* [Exercise brief]:
Print the entries below exactly as they appear, from the first line up to and including the line with "import seaborn as sns". Do not print any pictures.

Figure scripts
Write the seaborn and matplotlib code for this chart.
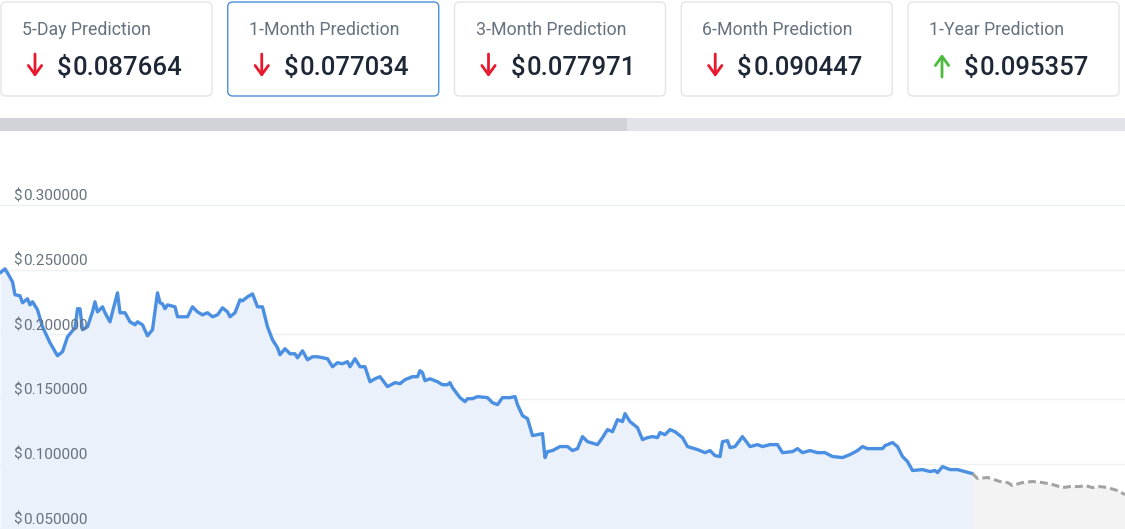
import matplotlib
matplotlib.use("Agg")
import matplotlib.pyplot as plt
from matplotlib.patches import FancyBboxPatch, Rectangle
import numpy as np
import pandas as pd
import seaborn as sns

# ---- data -------------------------------------------------------------
card_titles = ["5-Day Prediction", "1-Month Prediction", "3-Month Prediction",
               "6-Month Prediction", "1-Year Prediction"]
card_values = ["0.087664", "0.077034", "0.077971", "0.090447", "0.095357"]
card_up = [False, False, False, False, True]
selected_card = 1

ytick_values = [0.05, 0.10, 0.15, 0.20, 0.25, 0.30]

hist_day = [0, 2, 3, 5, 6, 8, 9, 11, 12, 13, 15, 17, 20, 23, 25, 27, 30, 31, 32, 33,
            35, 37, 38, 39, 41, 42, 44, 45, 47, 48, 50, 52, 54, 55, 57, 59, 61, 63, 64, 65,
            66, 67, 70, 71, 75, 77, 79, 81, 83, 85, 87, 89, 91, 92, 94, 96, 97, 99, 101, 103,
            105, 107, 109, 111, 112, 114, 116, 118, 119, 121, 123, 125, 127, 131, 133, 135, 137, 139, 140, 142,
            144, 146, 148, 150, 152, 155, 158, 160, 162, 165, 167, 168, 169, 170, 172, 175, 177, 179, 180, 181,
            184, 186, 187, 189, 191, 195, 197, 199, 201, 204, 206, 207, 209, 211, 213, 217, 218, 219, 221, 224,
            227, 229, 231, 233, 235, 239, 241, 243, 245, 247, 249, 250, 252, 255, 257, 259, 261, 263, 264, 266,
            268, 270, 273, 275, 279, 282, 284, 286, 288, 289, 291, 292, 294, 297, 300, 303, 305, 308, 311, 313,
            317, 319, 321, 324, 327, 330, 333, 337, 340, 343, 345, 347, 350, 353, 354, 357, 359, 361, 363, 365,
            369, 372, 374, 375, 377, 380, 383, 389]
hist_price = [0.2475, 0.2506, 0.2475, 0.2406, 0.2306, 0.2298, 0.2244, 0.2275, 0.2228, 0.2252,
              0.2190, 0.2059, 0.1935, 0.1835, 0.1866, 0.1981, 0.2051, 0.2198, 0.2198, 0.2036,
              0.2059, 0.2174, 0.2252, 0.2174, 0.2213, 0.2167, 0.2097, 0.2174, 0.2321, 0.2167,
              0.2167, 0.2097, 0.2074, 0.2097, 0.2074, 0.1989, 0.2036, 0.2321, 0.2244, 0.2236,
              0.2198, 0.2228, 0.2213, 0.2136, 0.2136, 0.2213, 0.2174, 0.2151, 0.2167, 0.2136,
              0.2151, 0.2205, 0.2174, 0.2136, 0.2167, 0.2267, 0.2259, 0.2290, 0.2313, 0.2213,
              0.2213, 0.2059, 0.1958, 0.1897, 0.1843, 0.1889, 0.1850, 0.1850, 0.1819, 0.1873,
              0.1804, 0.1827, 0.1827, 0.1812, 0.1750, 0.1781, 0.1773, 0.1789, 0.1750, 0.1812,
              0.1750, 0.1750, 0.1634, 0.1657, 0.1673, 0.1596, 0.1627, 0.1619, 0.1650, 0.1673,
              0.1673, 0.1719, 0.1704, 0.1642, 0.1657, 0.1634, 0.1611, 0.1611, 0.1627, 0.1588,
              0.1511, 0.1480, 0.1503, 0.1503, 0.1519, 0.1511, 0.1472, 0.1457, 0.1511, 0.1511,
              0.1519, 0.1457, 0.1372, 0.1349, 0.1218, 0.1233, 0.1048, 0.1094, 0.1102, 0.1133,
              0.1133, 0.1102, 0.1117, 0.1210, 0.1171, 0.1148, 0.1202, 0.1264, 0.1248, 0.1341,
              0.1326, 0.1387, 0.1326, 0.1279, 0.1187, 0.1202, 0.1210, 0.1202, 0.1241, 0.1225,
              0.1264, 0.1248, 0.1202, 0.1133, 0.1110, 0.1086, 0.1102, 0.1063, 0.1056, 0.1171,
              0.1179, 0.1125, 0.1133, 0.1210, 0.1133, 0.1148, 0.1133, 0.1148, 0.1148, 0.1086,
              0.1094, 0.1117, 0.1086, 0.1102, 0.1086, 0.1086, 0.1056, 0.1048, 0.1071, 0.1102,
              0.1133, 0.1117, 0.1117, 0.1117, 0.1140, 0.1164, 0.1133, 0.1056, 0.1017, 0.0948,
              0.0955, 0.0940, 0.0948, 0.0932, 0.0978, 0.0955, 0.0955, 0.0924]

fc_day = [389, 391, 395, 400, 403, 405, 409, 413, 417, 421, 425, 428, 432, 434, 437, 440,
          443, 447, 450]
fc_price = [0.0924, 0.0886, 0.0894, 0.0863, 0.0855, 0.0832, 0.0855, 0.0863, 0.0855, 0.0840,
            0.0816, 0.0824, 0.0824, 0.0832, 0.0816, 0.0824, 0.0816, 0.0793, 0.0762]

# ---- style ------------------------------------------------------------
sns.set_theme(style="white")
plt.rcParams["font.family"] = ["Roboto", "DejaVu Sans"]

LINE_BLUE = "#4a8fe2"
FILL_BLUE = "#eaf1fb"
FC_GRAY = "#a3a3a3"
FC_FILL = "#f3f3f3"
LABEL_GRAY = "#66727f"
TITLE_GRAY = "#66727f"
VALUE_DARK = "#1e2736"
DOWN_RED = "#e8182f"
UP_GREEN = "#4cbb3c"

W, H = 1125, 529
fig = plt.figure(figsize=(W / 100, H / 100), dpi=100)

# ---- main chart -------------------------------------------------------
ax = fig.add_axes([0, 0, 1, 389 / H])
hist = pd.DataFrame({"day": hist_day, "price": hist_price})
fc = pd.DataFrame({"day": fc_day, "price": fc_price})

ax.fill_between(hist["day"], hist["price"], 0, color=FILL_BLUE, lw=0, zorder=1)
ax.fill_between(fc["day"], fc["price"], 0, color=FC_FILL, lw=0, zorder=1)
for v in ytick_values:
    ax.axhline(v, color="#eff0f3", lw=1, zorder=0.5)
sns.lineplot(data=hist, x="day", y="price", ax=ax, color=LINE_BLUE, lw=2.4, zorder=3)
sns.lineplot(data=fc, x="day", y="price", ax=ax, color=FC_GRAY, lw=2.2, zorder=3,
             dashes=False, linestyle=(0, (2.6, 1.3)))

ax.set_xlim(0, 450)
ax.set_ylim(0.0496, 0.3502)
ax.set_xticks([])
ax.set_yticks([])
ax.set_xlabel("")
ax.set_ylabel("")
for s in ax.spines.values():
    s.set_visible(False)
ax.set_facecolor("none")

# tick labels sit just above their gridline, "$" set a little apart
for v in ytick_values:
    ax.annotate("$", xy=(13 / W, v), xycoords=("axes fraction", "data"),
                xytext=(0, 3.5), textcoords="offset points", fontsize=11,
                color=LABEL_GRAY, va="baseline", ha="left", zorder=4)
    ax.annotate(f"{v:.6f}", xy=(23 / W, v), xycoords=("axes fraction", "data"),
                xytext=(0, 3.5), textcoords="offset points", fontsize=11,
                color=LABEL_GRAY, va="baseline", ha="left", zorder=4)

# ---- prediction cards ------------------------------------------------
top = fig.add_axes([0, 0, 1, 1], zorder=5)
top.set_xlim(0, W)
top.set_ylim(H, 0)
top.axis("off")
top.patch.set_visible(False)

# progress bar
top.add_patch(Rectangle((0, 118), W, 13, color="#e2e3e8", lw=0))
top.add_patch(Rectangle((0, 118), 627, 13, color="#d1d3d8", lw=0))

for i, (title, val, up) in enumerate(zip(card_titles, card_values, card_up)):
    x0 = 1 + i * 226.75
    edge = "#4a8fd9" if i == selected_card else "#e3e5ea"
    top.add_patch(FancyBboxPatch((x0, 2), 211, 94, boxstyle="round,pad=0,rounding_size=5",
                                 fc="white", ec=edge, lw=1))
    top.text(x0 + 21, 35, title, fontsize=12.8, color=TITLE_GRAY, va="baseline", ha="left")
    top.text(x0 + 56, 75, "$", fontsize=18.5, color=VALUE_DARK,
             fontweight="medium", va="baseline", ha="left")
    top.text(x0 + 72, 75, val, fontsize=18.5, color=VALUE_DARK,
             fontweight="medium", va="baseline", ha="left")
    ax_col = UP_GREEN if up else DOWN_RED
    y_tail, y_head = (54, 77) if not up else (77, 54)
    top.annotate("", xy=(x0 + 34, y_head), xytext=(x0 + 34, y_tail),
                 arrowprops=dict(arrowstyle="->,head_length=0.55,head_width=0.4",
                                 color=ax_col, lw=2, shrinkA=0, shrinkB=0))

fig.savefig("out.png", dpi=100)
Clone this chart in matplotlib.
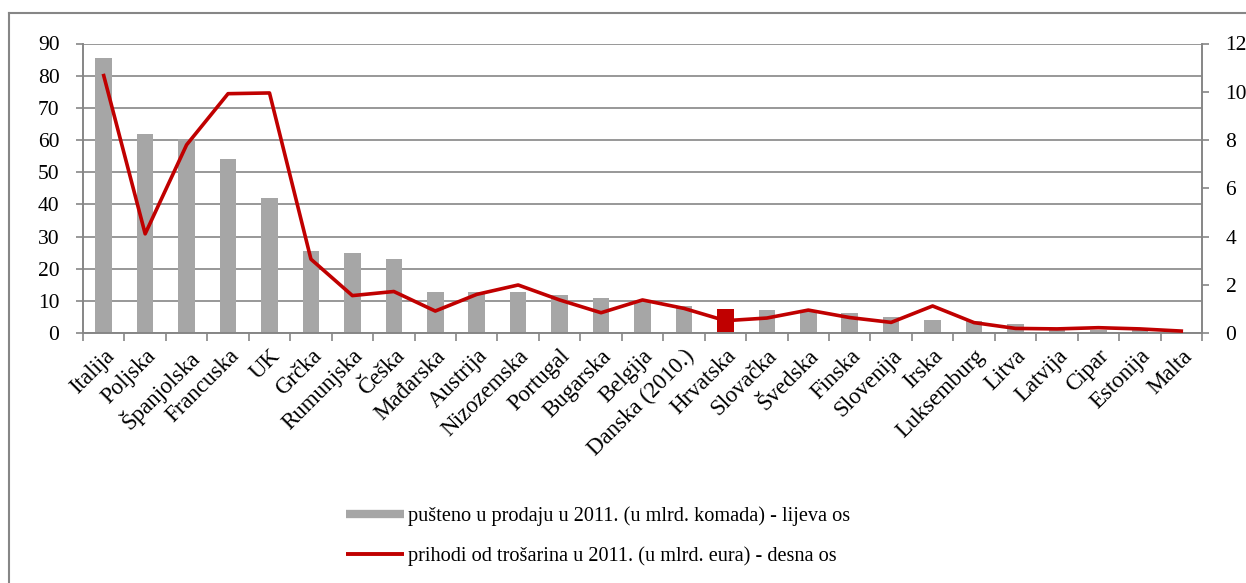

* [Solution to this problem]:
Write the seaborn and matplotlib code for this chart.
import matplotlib
matplotlib.use("Agg")
import matplotlib.pyplot as plt
from matplotlib.patches import FancyBboxPatch, Rectangle
import numpy as np
import pandas as pd
import seaborn as sns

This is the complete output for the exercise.